Editorial – Germany at Bay

15 July 1944

South Yorkshire Times, July 15th, 1944

Germany at Bay

Caen, the Norman town in the streets of which British airborne troops were fighting on the night of D-Day, has at last been seized from the enemy.  For the last month it has proved a bolt preventing the Eastern extension of the allied bridgehead, and though the time during which our forces have been contained in the Caen sector has been put to good account the difficulties experienced in taking the town (still in part fiercely disputed by the enemy) provides a revealing glimpse of the Nazi state of mind. Resistance is as determined as ever. General Montgomery has referred to “a skilful enemy whose good fighting qualities and tenacity in battle cannot be attract our admiration.” With the Americans thrusting forward at the Western end of the front and the British and Canadians seeking to exploit the Caen success, progress is still far from attaining the dimensions of a break through on the Russian pattern.  The Germans know the strength as well as the weakness of their hand and present indications are that they mean to play it out.

This week General Eisenhower has thought fit to deliver a warning against easy optimism and has spoken of the need to be prepared for long and bitter fighting.  That is the only sane way in which to view the big three-front campaign on which the United Nations are now embarked.  If Germany cracks and cries for quarter, so much the better, but Hitler and the Nazis remain securely in authority.  The theme to which they constantly return is that Germany has burnt her boats, that it must be a fight to the finish, and it even appears that they are prepared to see Germany utterly destroyed in the process rather than that the Nazi creed should sacrifice itself or acknowledge its inevitable overthrow.

A glance at the map of France and the Low Countries lends added point to General Eisenhower’s words.  It explains also why the Germans are still exerting themselves feverishly to keep our invading armies hemmed into their comparatively narrow holding.  They mean to make us fight for our footing and to sell every mile of the buffer territories they hold as dearly as they can. Sooner or later, they must give way. The Allies outmatch them at all points. Time alone qualifies the weight of the Allied blow.  And once the British and American masses are deployed the Germans’ fighting withdrawal will be greatly accelerated.
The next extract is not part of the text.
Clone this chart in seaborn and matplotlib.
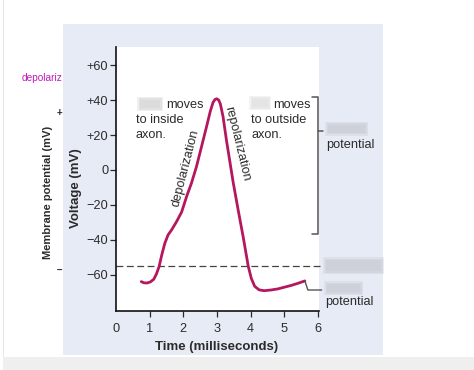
import matplotlib
matplotlib.use("Agg")
import matplotlib.pyplot as plt
from matplotlib.patches import Rectangle
import seaborn as sns
import pandas as pd

# ---- data ----
time_ms = [0.75, 0.83, 0.92, 1.02, 1.12, 1.20, 1.28, 1.36, 1.45, 1.55, 1.65,
           1.80, 1.95, 2.10, 2.24, 2.39, 2.54, 2.69, 2.80, 2.88, 2.94, 2.99,
           3.05, 3.10, 3.18, 3.28, 3.48, 3.63, 3.78, 3.93, 4.02, 4.12, 4.25,
           4.40, 4.60, 4.80, 5.00, 5.20, 5.40, 5.61]
voltage_mv = [-63.8, -64.5, -64.6, -64.0, -62.5, -59.5, -55.2, -48.5, -41.9,
              -37.0, -34.3, -29.5, -24.0, -15.0, -7.6, 1.9, 13.3, 24.8, 33.5,
              38.5, 40.3, 40.7, 40.0, 37.7, 30.5, 17.1, -7.0, -23.0, -38.5,
              -55.2, -62.0, -66.5, -68.5, -69.0, -68.6, -68.0, -67.0, -66.0,
              -64.8, -63.4]
threshold_mv = -55
y_ticks = [60, 40, 20, 0, -20, -40, -60]
y_tick_labels = ["+60", "+40", "+20", "0", "\u221220", "\u221240", "\u221260"]
x_ticks = [0, 1, 2, 3, 4, 5, 6]
x_tick_labels = ["0", "1", "2", "3", "4", "5", "6"]

df = pd.DataFrame({"t": time_ms, "v": voltage_mv})

sns.set_style("ticks")
plt.rcParams["font.family"] = ["Liberation Sans", "DejaVu Sans"]

W, H = 474, 370
fig = plt.figure(figsize=(W / 100, H / 100), dpi=100)
fig.patch.set_facecolor("white")


def P(x, y):
    return (x / W, 1 - y / H)


def rect_px(x0, y0, x1, y1, **kw):
    r = Rectangle(P(x0, y1), (x1 - x0) / W, (y1 - y0) / H,
                  transform=fig.transFigure, **kw)
    fig.patches.append(r)
    return r


# background panels
rect_px(63, 24, 383, 355, facecolor="#e7ebf6", edgecolor="none", zorder=-2)
rect_px(3, 357, 474, 370, facecolor="#efefef", edgecolor="none", zorder=-2)
rect_px(2.5, 0, 3.5, 357, facecolor="#e6e6e6", edgecolor="none", zorder=-2)

TXT = "#2b2b2b"

ax = fig.add_axes([116 / W, 1 - 311 / H, 203 / W, 264 / H])
ax.set_facecolor("white")
sns.lineplot(data=df, x="t", y="v", ax=ax, color="#b5175f", lw=2.0,
             sort=False, estimator=None)
ax.set_xlim(0, 6.03)
ax.set_ylim(-80.6, 70.3)
ax.set_xticks(x_ticks)
ax.set_xticklabels(x_tick_labels)
ax.set_yticks(y_ticks)
ax.set_yticklabels(y_tick_labels)
ax.set_xlabel("")
ax.set_ylabel("")
for s in ["top", "right"]:
    ax.spines[s].set_visible(False)
for s in ["left", "bottom"]:
    ax.spines[s].set_color("#111111")
    ax.spines[s].set_linewidth(1.2)
ax.tick_params(axis="y", direction="out", length=4, width=0.9, pad=1.5,
               labelsize=9.2, colors=TXT)
ax.tick_params(axis="x", direction="out", length=4.5, width=0.9, pad=4,
               labelsize=9.2, colors=TXT)
ax.xaxis.get_major_ticks()[0].tick1line.set_visible(False)

# threshold dashed line
ax.plot([0, 6.12], [threshold_mv, threshold_mv], color="#444444", lw=0.9,
        ls=(0, (5.5, 2.8)), clip_on=False, zorder=1)

# bracket on the right (action potential)
bc = "#555555"
ax.plot([5.82, 6.0, 6.0, 5.82], [41.7, 41.7, -36.6, -36.6], color=bc, lw=1.1,
        clip_on=False)
ax.plot([6.0, 6.15], [22.3, 22.3], color=bc, lw=1.1, clip_on=False)
# resting potential leader
ax.plot([5.61, 5.70, 6.11], [-63.4, -68.6, -68.6], color=bc, lw=1.0,
        clip_on=False)

# rotated labels along the curve
ax.text(2.07, 1.1, "depolarization", rotation=75.6, ha="center", va="center",
        rotation_mode="anchor", fontsize=9.2, color=TXT)
ax.text(3.60, 14.9, "repolarization", rotation=-76.3, ha="center",
        va="center", rotation_mode="anchor", fontsize=9.2, color=TXT)


def ftext(x, y, s, **kw):
    kw.setdefault("color", TXT)
    fig.text(*P(x, y), s, **kw)


def blur_box(x0, y0, x1, y1, color="#c9ccd3"):
    rect_px(x0, y0, x1, y1, facecolor=color, edgecolor="none", alpha=0.35,
            zorder=5)
    rect_px(x0 + 1.5, y0 + 1.5, x1 - 1.5, y1 - 1.5, facecolor=color,
            edgecolor="none", alpha=0.45, zorder=5)
    rect_px(x0 + 3, y0 + 3, x1 - 3, y1 - 3, facecolor=color,
            edgecolor="none", alpha=0.45, zorder=5)


# inside / outside annotations
blur_box(137, 97, 163, 111, "#d3d3d3")
ftext(166, 105, "moves", fontsize=9.2, va="center", ha="left")
ftext(136, 120, "to inside", fontsize=9.2, va="center", ha="left")
ftext(136, 135, "axon.", fontsize=9.2, va="center", ha="left")

blur_box(249, 96, 271, 110, "#dedede")
ftext(273, 105, "moves", fontsize=9.2, va="center", ha="left")
ftext(251, 120, "to outside", fontsize=9.2, va="center", ha="left")
ftext(251, 135, "axon.", fontsize=9.2, va="center", ha="left")

# right side labels
blur_box(325, 122, 368, 136)
ftext(326, 145, "potential", fontsize=9.2, va="center", ha="left")
blur_box(323, 257, 384, 274)
blur_box(324, 281, 363, 295)
ftext(325, 302, "potential", fontsize=9.2, va="center", ha="left")

# axis titles
ftext(217, 347, "Time (milliseconds)", fontsize=9.5, fontweight="bold",
      ha="center", va="center")
ftext(76, 188, "Voltage (mV)", fontsize=9.5, fontweight="bold",
      ha="center", va="center", rotation=90)
ftext(48, 192, "Membrane potential (mV)", fontsize=8, fontweight="bold",
      ha="center", va="center", rotation=90)
ftext(59, 113, "+", fontsize=7, fontweight="bold", ha="center", va="center")
ftext(59, 271, "\u2013", fontsize=7, fontweight="bold", ha="center",
      va="center")
ftext(22, 78, "depolariz", fontsize=7.3, color="#c21bb8", ha="left",
      va="center")

fig.savefig("out.png", dpi=100, facecolor="white")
Then the phase of the retreat on the Eastern front plan will be ushered in, with manoeuvre and counter manoeuvre and the Reichswehr yielding each topographical defence position with bitter reluctance and professional evasiveness.  The great difference between retreat in the West and retreat in the East is the menace of the sea flank, the threat of a further landing which may precipitate the ultimate and inevitable disaster.

However hollow Germany’s conquests of the early years of the war, they have given her a respite which her military genius is straining to exploit to the maximum, buoyed by the specious hope that time will spare the Third Reich the last mortal thrust.